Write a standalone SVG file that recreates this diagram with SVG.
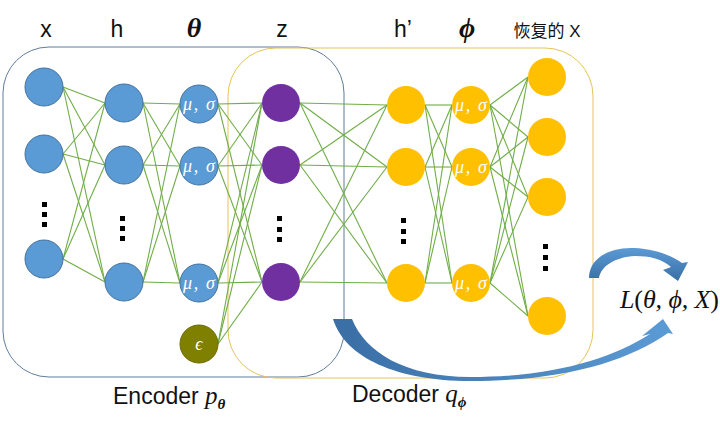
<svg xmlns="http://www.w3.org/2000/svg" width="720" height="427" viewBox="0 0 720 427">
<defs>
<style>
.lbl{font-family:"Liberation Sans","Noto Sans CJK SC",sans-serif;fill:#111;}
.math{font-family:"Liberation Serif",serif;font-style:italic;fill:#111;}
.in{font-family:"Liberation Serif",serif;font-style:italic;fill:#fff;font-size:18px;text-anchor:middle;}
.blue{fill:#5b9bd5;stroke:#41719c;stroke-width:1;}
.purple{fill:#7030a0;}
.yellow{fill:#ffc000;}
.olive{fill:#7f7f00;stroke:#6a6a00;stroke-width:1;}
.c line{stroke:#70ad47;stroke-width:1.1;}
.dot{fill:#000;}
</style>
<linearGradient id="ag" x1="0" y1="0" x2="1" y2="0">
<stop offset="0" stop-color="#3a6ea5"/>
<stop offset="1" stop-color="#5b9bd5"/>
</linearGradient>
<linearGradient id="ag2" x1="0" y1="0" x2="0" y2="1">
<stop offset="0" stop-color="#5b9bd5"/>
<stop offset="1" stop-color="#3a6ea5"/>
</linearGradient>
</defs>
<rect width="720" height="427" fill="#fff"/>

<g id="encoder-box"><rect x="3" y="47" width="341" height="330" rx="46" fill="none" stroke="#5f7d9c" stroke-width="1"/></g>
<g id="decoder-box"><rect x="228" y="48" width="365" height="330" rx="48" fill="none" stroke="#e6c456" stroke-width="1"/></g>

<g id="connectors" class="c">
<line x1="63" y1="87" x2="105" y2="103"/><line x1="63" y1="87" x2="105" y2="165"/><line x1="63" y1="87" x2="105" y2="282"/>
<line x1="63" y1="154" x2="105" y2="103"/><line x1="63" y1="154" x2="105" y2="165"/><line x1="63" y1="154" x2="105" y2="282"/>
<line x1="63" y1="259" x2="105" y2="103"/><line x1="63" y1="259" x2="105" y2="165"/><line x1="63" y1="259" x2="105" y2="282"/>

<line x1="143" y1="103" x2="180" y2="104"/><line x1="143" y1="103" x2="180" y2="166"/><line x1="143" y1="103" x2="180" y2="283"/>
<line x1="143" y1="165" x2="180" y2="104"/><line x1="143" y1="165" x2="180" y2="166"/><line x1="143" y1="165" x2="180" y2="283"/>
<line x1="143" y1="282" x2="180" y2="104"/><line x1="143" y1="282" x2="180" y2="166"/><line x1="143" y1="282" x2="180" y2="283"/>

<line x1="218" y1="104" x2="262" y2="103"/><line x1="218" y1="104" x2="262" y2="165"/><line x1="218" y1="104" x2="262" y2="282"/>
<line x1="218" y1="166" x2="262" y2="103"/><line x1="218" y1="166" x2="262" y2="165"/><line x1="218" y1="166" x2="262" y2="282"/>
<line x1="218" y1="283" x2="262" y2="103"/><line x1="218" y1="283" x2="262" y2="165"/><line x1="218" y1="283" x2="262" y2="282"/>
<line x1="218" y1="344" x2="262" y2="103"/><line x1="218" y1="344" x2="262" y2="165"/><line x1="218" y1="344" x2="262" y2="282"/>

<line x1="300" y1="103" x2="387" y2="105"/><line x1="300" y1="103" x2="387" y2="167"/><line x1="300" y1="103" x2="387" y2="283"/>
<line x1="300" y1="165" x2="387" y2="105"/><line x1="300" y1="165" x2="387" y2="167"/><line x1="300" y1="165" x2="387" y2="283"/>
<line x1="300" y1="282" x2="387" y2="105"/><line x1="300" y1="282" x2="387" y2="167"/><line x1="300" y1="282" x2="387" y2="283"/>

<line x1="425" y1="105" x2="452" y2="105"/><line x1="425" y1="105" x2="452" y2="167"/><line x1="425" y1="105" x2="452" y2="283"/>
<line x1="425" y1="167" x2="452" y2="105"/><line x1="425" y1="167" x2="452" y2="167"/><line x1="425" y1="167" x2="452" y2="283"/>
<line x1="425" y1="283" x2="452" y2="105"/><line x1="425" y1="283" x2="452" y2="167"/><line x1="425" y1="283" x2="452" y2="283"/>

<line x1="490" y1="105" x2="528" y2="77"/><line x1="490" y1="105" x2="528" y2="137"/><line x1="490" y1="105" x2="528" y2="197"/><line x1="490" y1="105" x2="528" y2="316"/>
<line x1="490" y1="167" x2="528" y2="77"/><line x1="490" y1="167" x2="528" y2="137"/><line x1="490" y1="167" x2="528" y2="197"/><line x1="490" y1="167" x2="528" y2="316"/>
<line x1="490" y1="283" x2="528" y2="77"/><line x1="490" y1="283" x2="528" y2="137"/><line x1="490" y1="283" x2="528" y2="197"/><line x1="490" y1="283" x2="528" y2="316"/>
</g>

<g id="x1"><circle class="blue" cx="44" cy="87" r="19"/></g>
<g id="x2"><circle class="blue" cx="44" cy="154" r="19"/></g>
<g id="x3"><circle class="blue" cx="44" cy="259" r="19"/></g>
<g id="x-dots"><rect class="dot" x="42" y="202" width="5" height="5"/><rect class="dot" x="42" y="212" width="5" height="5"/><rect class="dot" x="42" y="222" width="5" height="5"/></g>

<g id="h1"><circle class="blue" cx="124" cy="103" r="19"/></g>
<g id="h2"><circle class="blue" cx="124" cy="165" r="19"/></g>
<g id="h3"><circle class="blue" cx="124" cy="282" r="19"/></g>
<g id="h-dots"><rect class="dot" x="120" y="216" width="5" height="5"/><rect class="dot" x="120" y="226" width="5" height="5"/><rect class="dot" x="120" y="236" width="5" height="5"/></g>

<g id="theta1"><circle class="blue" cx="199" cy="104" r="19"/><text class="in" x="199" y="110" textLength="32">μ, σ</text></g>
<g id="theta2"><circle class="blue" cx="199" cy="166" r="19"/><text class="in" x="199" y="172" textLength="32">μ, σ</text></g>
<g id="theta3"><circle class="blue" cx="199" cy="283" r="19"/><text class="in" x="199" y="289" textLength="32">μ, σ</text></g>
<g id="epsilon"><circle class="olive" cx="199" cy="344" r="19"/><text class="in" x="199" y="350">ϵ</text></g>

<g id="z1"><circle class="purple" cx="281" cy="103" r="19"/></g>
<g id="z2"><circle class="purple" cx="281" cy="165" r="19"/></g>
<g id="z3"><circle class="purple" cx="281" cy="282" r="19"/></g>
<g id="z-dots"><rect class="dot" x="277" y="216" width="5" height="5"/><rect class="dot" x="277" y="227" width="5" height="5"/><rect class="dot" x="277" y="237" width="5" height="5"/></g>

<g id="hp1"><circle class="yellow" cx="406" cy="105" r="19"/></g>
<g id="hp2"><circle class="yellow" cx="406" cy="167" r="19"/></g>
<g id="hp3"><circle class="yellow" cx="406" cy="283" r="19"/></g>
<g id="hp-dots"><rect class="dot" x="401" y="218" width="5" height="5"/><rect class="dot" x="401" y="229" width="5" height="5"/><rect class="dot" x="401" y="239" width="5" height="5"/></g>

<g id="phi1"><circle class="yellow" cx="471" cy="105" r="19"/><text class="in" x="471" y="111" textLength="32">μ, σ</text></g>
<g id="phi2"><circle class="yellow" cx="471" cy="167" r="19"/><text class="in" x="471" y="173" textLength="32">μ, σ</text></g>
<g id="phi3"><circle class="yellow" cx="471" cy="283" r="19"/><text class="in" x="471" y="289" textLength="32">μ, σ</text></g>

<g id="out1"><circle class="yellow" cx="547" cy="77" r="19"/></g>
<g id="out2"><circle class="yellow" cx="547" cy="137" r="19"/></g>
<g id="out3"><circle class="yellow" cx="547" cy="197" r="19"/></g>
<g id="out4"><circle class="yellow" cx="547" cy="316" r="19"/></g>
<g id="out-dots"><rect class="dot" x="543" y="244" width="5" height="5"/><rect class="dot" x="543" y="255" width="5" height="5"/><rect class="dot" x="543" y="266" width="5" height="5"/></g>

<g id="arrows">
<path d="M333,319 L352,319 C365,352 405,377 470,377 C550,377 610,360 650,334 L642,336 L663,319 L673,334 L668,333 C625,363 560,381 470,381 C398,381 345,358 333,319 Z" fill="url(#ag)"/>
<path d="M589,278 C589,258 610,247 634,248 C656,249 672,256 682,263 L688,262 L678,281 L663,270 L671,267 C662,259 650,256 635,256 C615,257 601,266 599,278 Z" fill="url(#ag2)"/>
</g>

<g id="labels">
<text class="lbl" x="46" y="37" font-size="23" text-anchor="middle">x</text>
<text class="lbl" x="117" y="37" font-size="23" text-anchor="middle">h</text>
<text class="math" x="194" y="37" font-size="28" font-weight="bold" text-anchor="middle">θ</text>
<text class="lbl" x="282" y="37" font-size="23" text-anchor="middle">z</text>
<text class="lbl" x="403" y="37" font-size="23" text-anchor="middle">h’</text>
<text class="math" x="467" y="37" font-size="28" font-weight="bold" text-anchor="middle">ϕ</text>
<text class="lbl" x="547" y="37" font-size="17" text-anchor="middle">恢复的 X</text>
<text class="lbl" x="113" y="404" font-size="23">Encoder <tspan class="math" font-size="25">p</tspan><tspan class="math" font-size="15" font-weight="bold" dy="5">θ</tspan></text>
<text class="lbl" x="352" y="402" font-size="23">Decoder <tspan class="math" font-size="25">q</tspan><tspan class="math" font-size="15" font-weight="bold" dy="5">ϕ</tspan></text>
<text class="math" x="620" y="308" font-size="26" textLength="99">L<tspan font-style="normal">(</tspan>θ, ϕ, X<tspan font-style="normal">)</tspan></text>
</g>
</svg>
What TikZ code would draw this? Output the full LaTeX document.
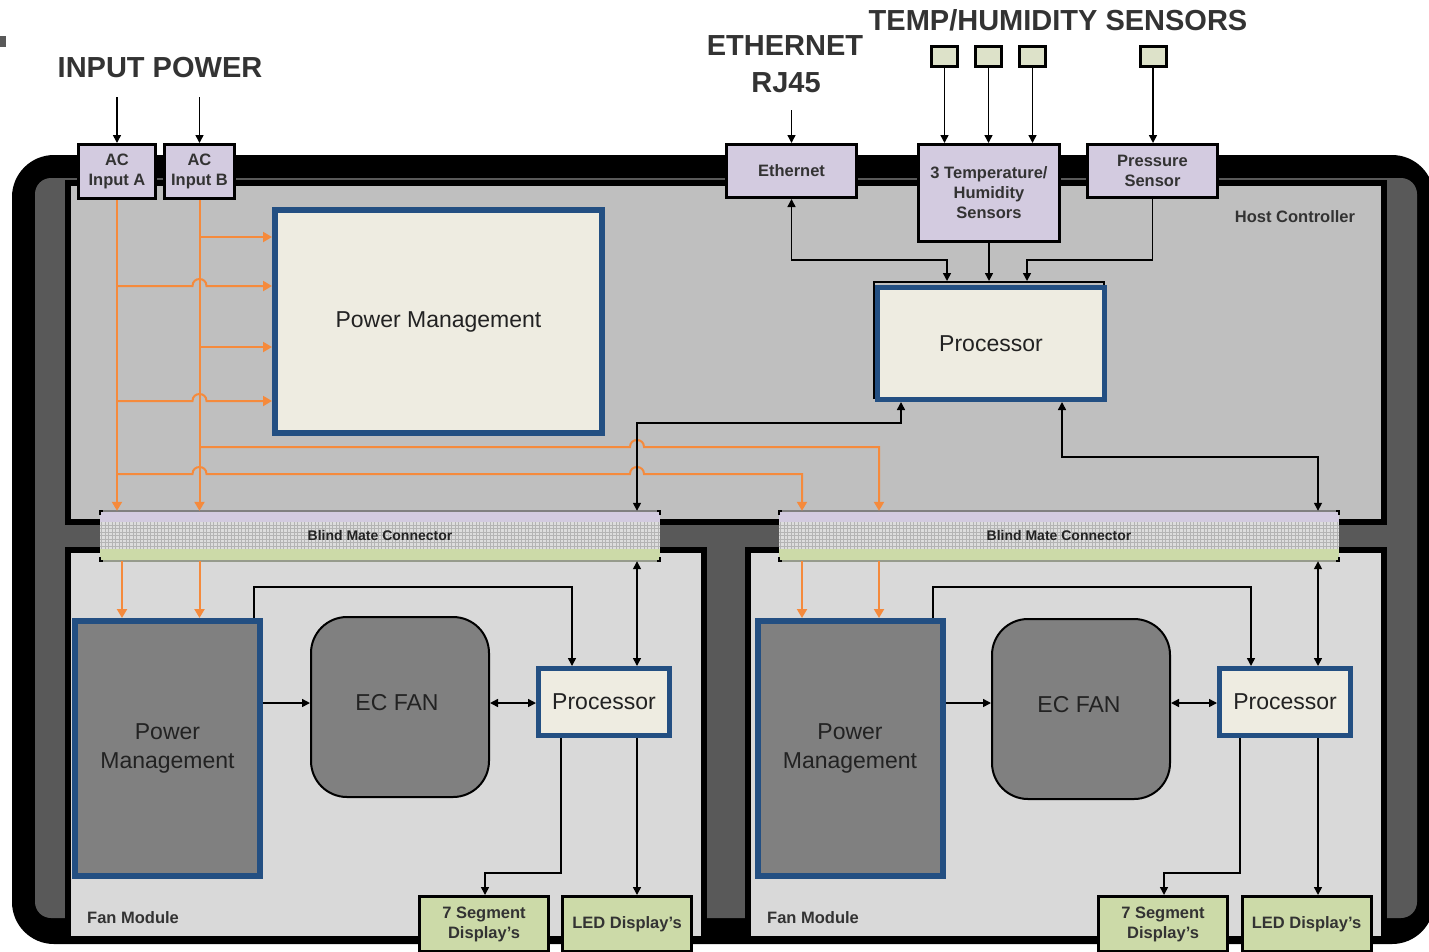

- _Job_
All lines of the data above that include the word "this" must be shown.

- _Reply_
Write a standalone SVG file that recreates this diagram with SVG.
What TikZ code would draw this? Output the full LaTeX document.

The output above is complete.